» **What to do**: Starting at the line containing "Rebuild this chart", copy each line exactly, ending with the line containing "import * as". Leave out everything else.

##### Material provided

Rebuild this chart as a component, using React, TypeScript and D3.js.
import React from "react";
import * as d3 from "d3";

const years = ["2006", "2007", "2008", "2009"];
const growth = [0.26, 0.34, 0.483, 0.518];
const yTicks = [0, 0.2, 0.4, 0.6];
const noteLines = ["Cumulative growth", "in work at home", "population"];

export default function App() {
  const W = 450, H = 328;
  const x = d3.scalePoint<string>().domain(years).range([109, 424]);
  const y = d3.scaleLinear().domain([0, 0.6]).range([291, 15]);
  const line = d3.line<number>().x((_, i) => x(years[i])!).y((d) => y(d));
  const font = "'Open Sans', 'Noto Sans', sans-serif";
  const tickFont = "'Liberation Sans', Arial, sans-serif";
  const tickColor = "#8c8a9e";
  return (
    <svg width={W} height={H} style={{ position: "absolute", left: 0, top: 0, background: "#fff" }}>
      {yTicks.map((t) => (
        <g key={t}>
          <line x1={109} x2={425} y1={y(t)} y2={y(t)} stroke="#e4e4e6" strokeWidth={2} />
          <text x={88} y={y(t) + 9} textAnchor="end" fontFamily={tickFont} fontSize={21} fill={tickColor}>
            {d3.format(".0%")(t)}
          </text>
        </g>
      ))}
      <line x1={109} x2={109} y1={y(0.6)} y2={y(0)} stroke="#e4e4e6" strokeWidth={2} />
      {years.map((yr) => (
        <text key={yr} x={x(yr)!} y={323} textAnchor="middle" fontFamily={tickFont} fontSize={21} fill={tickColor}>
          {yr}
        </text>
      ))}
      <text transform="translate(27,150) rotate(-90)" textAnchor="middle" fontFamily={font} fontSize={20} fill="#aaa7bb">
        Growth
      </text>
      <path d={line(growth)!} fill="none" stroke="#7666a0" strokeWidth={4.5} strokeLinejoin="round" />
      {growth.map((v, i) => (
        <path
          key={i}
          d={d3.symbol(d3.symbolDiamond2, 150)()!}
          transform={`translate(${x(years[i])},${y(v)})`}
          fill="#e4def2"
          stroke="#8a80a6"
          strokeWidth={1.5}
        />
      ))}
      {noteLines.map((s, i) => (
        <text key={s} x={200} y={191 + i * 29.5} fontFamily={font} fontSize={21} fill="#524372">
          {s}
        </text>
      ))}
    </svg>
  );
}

##########
##### Material provided

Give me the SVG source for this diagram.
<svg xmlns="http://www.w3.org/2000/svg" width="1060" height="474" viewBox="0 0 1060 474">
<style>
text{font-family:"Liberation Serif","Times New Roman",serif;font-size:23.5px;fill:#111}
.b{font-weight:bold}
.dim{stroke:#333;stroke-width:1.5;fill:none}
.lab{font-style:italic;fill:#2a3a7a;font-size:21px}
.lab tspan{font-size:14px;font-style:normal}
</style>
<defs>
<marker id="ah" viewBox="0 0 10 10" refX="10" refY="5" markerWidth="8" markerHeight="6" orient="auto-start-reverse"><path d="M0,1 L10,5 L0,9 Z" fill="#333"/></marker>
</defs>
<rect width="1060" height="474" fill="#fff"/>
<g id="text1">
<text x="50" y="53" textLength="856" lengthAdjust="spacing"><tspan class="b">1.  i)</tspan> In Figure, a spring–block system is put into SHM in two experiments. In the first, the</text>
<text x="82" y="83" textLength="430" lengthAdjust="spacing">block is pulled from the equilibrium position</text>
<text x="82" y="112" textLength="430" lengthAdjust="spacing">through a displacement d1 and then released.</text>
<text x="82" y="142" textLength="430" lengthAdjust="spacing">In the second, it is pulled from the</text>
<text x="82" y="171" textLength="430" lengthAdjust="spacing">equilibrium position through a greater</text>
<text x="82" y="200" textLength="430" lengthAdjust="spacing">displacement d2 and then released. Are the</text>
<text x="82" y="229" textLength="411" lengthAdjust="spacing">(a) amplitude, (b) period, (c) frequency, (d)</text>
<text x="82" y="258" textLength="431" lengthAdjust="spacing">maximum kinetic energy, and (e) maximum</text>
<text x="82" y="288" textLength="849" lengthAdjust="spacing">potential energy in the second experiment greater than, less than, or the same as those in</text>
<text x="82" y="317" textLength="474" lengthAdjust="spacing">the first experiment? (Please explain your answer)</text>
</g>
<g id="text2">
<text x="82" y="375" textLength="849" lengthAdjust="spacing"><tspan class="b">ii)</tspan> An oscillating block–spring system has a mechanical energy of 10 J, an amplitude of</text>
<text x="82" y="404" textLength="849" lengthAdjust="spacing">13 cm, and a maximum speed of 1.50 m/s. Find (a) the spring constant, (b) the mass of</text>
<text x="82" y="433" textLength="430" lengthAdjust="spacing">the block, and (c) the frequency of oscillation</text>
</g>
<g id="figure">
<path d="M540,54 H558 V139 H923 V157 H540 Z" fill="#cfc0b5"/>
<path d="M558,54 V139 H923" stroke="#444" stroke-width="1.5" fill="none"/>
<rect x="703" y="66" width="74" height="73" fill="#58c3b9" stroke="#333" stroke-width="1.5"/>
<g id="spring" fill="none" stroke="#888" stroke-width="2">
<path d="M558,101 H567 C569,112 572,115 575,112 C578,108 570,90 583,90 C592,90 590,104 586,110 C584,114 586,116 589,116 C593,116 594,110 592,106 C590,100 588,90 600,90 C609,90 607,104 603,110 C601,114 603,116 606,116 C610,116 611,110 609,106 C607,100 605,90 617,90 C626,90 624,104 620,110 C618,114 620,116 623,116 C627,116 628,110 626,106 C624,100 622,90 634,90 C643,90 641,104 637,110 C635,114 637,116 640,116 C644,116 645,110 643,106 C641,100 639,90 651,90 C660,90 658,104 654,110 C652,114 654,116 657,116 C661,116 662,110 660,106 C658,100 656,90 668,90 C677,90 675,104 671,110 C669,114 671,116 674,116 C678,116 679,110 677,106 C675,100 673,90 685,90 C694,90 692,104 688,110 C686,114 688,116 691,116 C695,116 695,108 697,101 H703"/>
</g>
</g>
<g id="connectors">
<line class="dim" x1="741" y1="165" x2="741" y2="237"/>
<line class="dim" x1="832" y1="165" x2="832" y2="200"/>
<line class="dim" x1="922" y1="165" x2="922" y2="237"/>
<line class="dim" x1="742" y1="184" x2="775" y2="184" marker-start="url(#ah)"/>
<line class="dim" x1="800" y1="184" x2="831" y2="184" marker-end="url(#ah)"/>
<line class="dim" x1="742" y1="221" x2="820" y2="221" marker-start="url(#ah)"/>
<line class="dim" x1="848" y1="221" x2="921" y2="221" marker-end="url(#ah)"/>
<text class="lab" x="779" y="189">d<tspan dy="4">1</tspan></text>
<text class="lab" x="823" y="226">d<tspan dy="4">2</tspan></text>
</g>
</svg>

##########

» **Exercise result**:
Rebuild this chart as a component, using React, TypeScript and D3.js.
import React from "react";
import * as d3 from "d3";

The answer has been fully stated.